Ong-Bak: The Thai Warrior
It’s almost hard to believe that Ong-Bak was released 13 years ago. Ong-Bak and Tony Jaa took the world by storm and showed us that you can have high-flying stunt-work without wires. Tony Jaa was a living special effect, like Jackie Chan. Ong-Bak follows Tony Jaa’s character, Ting, as he pursues the evil-doers who still the head of their revered statue, Ong-Bak. The story is nothing more than an excuse for Tony Jaa to kick some righteous ass, and he does that extremely well. The choreography and stunt-work is as spectacular as it is thrilling. Tony Jaa does all of his own stunts and acrobatics. The moment this movie hit the international market, all eyes in the action film genre turned towards Thailand to see what they would come up with next. Oh, Ong-Bak was just the beginning.
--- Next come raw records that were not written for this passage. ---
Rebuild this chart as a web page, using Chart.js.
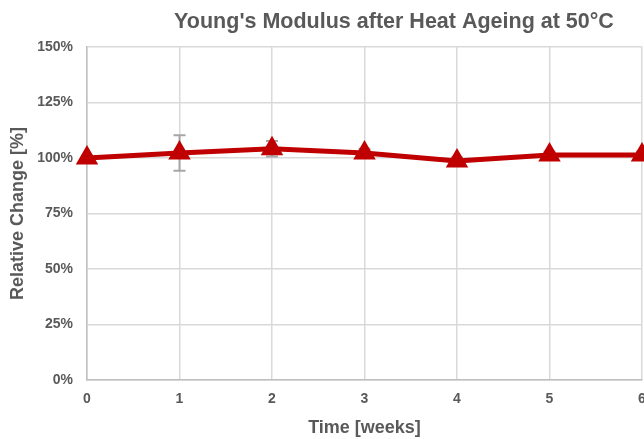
<!DOCTYPE html>
<html>
<head>
<meta charset="utf-8">
<script src="https://cdn.jsdelivr.net/npm/chart.js@4.4.1/dist/chart.umd.min.js"></script>
<style>
  html, body { margin: 0; padding: 0; background: #fff; overflow: hidden; }
  #wrap { width: 788px; height: 439px; }
</style>
</head>
<body>
<div id="wrap"><canvas id="chart"></canvas></div>
<script>
const weeks = ['0', '1', '2', '3', '4', '5', '6'];
const relChange = [100, 102.3, 104.2, 102.2, 98.7, 101.4, 101.4];
const errors = [1, 8, 3.5, 2, 1.5, 1.5, 1.5];
const yTicks = [0, 25, 50, 75, 100, 125, 150];
const chartTitle = "Young's Modulus after Heat Ageing at 50°C";

const grey = '#595959';
const font = 'Liberation Sans, Arial, sans-serif';

// error bars drawn behind the line, through the chart's own scales
const errorBars = {
    id: 'errorBars',
    beforeDatasetsDraw(chart) {
        const ctx = chart.ctx;
        const xs = chart.scales.x, ys = chart.scales.y;
        ctx.save();
        ctx.strokeStyle = '#a6a6a6';
        ctx.lineWidth = 2;
        relChange.forEach((v, i) => {
            const x = xs.getPixelForValue(i);
            const top = ys.getPixelForValue(v + errors[i]);
            const bot = ys.getPixelForValue(v - errors[i]);
            ctx.beginPath();
            ctx.moveTo(x, top); ctx.lineTo(x, bot);
            ctx.moveTo(x - 6, top); ctx.lineTo(x + 6, top);
            ctx.moveTo(x - 6, bot); ctx.lineTo(x + 6, bot);
            ctx.stroke();
        });
        ctx.restore();
    }
};

// title centred on the full (wider, clipped) chart like the original
const titlePlugin = {
    id: 'bigTitle',
    afterDraw(chart) {
        const ctx = chart.ctx;
        ctx.save();
        ctx.fillStyle = grey;
        ctx.font = 'bold 21.5px ' + font;
        ctx.textAlign = 'center';
        ctx.textBaseline = 'alphabetic';
        ctx.fillText(chartTitle, chart.width / 2, 28);
        ctx.restore();
    }
};

new Chart(document.getElementById('chart'), {
    type: 'line',
    data: {
        labels: weeks,
        datasets: [{
            data: relChange,
            borderColor: '#c00000',
            backgroundColor: '#c00000',
            borderWidth: 5,
            pointStyle: 'triangle',
            pointRadius: 10,
            pointBorderWidth: 3,
            tension: 0
        }]
    },
    options: {
        responsive: true,
        maintainAspectRatio: false,
        animation: false,
        layout: { padding: { top: 47, right: 146 } },
        plugins: {
            legend: { display: false },
            tooltip: { enabled: false },
            title: { display: false }
        },
        scales: {
            x: {
                type: 'category',
                offset: false,
                grid: { color: '#d9d9d9', lineWidth: 1.5, drawTicks: false },
                border: { color: '#bfbfbf', width: 1.5 },
                ticks: { color: grey, font: { family: font, size: 14, weight: 'bold' }, padding: 11, maxRotation: 0 },
                title: {
                    display: true, text: 'Time [weeks]', color: grey,
                    font: { family: font, size: 18, weight: 'bold' }, padding: { top: 0, bottom: 0 }
                },
                afterFit(s) { s.height = 59; }
            },
            y: {
                min: 0, max: 150,
                afterBuildTicks(s) { s.ticks = yTicks.map(v => ({ value: v })); },
                grid: { color: '#d9d9d9', lineWidth: 1.5, drawTicks: false },
                border: { color: '#bfbfbf', width: 1.5 },
                ticks: {
                    color: grey, font: { family: font, size: 14, weight: 'bold' }, padding: 14,
                    callback: v => v + '%'
                },
                title: {
                    display: true, text: 'Relative Change [%]', color: grey,
                    font: { family: font, size: 18, weight: 'bold' }, padding: { top: 7, bottom: 0 }
                },
                afterFit(s) { s.width = 87; }
            }
        }
    },
    plugins: [errorBars, titlePlugin]
});
</script>
</body>
</html>
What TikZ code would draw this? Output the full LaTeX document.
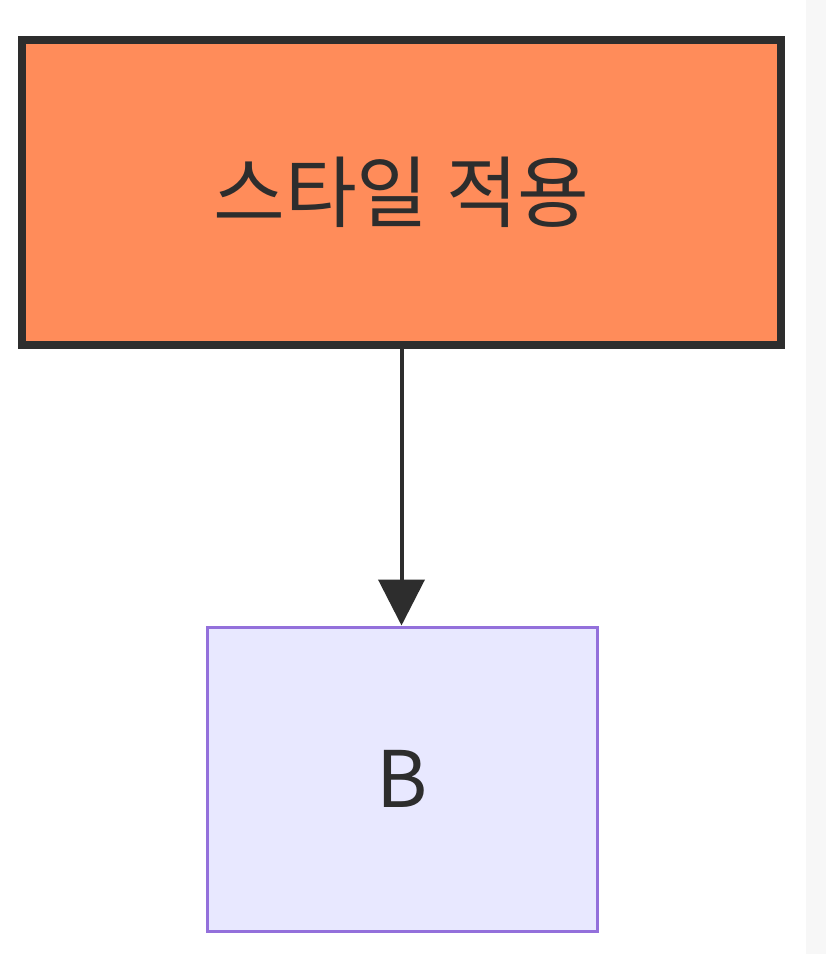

Tom Yum Goong(A.k.a The Protector)
They did it again. They took what made Ong-Bak so awesome in the first place and dialed it up to 11 with Tom Yum Goong. Not only are the stunts crazier, but the fights are even more brutal. This fight scene that I posted takes place near the end of the film, but it is one my favorite fight scenes of all time. I’ve never seen such a bone-breaking fight in a movie before. All the fight scenes in the film are phenomenal. The real standout is the restaurant fight scene which is done in one entire take without cutting. In fact, I’ll show you:
Panna Rittikrai and Tony Jaa basically just upped the ante for what an action film could be. According to Tony Jaa, there were no overly serious injuries during the making of the film. That’s absolutely crazy considering the stuff that you see here. Wow is the best word I can to describe a movie like this. Again, the story is nothing spectacular, but you really don’t go to a movie like this for the story. It’s definitely worth checking out.
It’s exceptionally rare to find a martial arts film that is truly unique in this day and age. To find one from Thailand is even more so, but here we are: Chocolate. Featuring Jeeja Yanin in her feature film debut, Chocolate follows a young autistic girl as she learns martial arts by watching movies and local martial artists. When she grows up she’s a fully capable martial artist with a few quirks. Honestly, this movie is better than it has any right to be. It actually has a pretty decent story with some pretty decent acting. The standout here is Jeeja Yanin, who is another of Panna Rittikrai’s proteges. While Chocolate has some wire-work in it, it still has some very impressive and hard-hitting fight scenes.
Born To Fight(2004)
If there’s one thing that you can take away from these movies, it’s that there is a lot of screaming. Screaming=drama, apparently. In all seriousness, Born To Fight has some of the most audacious stunts that I’ve ever seen. It’s a different kind of movie from what Tony Jaa has made, but the stunts are absolutely stunning. Panna Rittikrai enlists actual athletes to portray athletes that get caught in the middle of a terrorist attack. Gymnasts, martial artists, and soccer players. Panna uses them all. The film itself is actually a re-make of a film that Rittikrai starred in back in 1986. Featuring yet ANOTHER one of Panna Rittikrai’s disciples, Dan Chupong, this movie is absolutely bonkers. It gets pretty brutal at times, but I’m glad it doesn’t pull any punches.
Vengeance of an Assassin
In 2014, Panna Rittikrai passed away from acute liver and kidney failure. He was 53. He was Tony Jaa’s mentor and teacher, as well as the fight choreographer for many of Thailand’s modern martial arts flicks. The last film that he directed was called Vengeance of an Assassin. This was Panna at his best when it comes to action films. It has some seriously wild fight choreography, brutal stunts and great camerawork. It’s wall-to-wall with action. While he hit some rough spots in his career, there is no doubt in my mind that Panna will be missed by fans of martial arts movies world-wide. It’s an unexpected loss, but we should appreciate that he had such an amazing career, both as an actor and as a director. Vengeance of an Assassin is one of his best.
There are other really good Thai martial arts movies, but these are the ones that stood out the most for me. That will conclude my list for The Best Martial Arts Movies: Thailand. The next ones will include American and European martial arts films, and The Best Martial Arts Movies will conclude with China.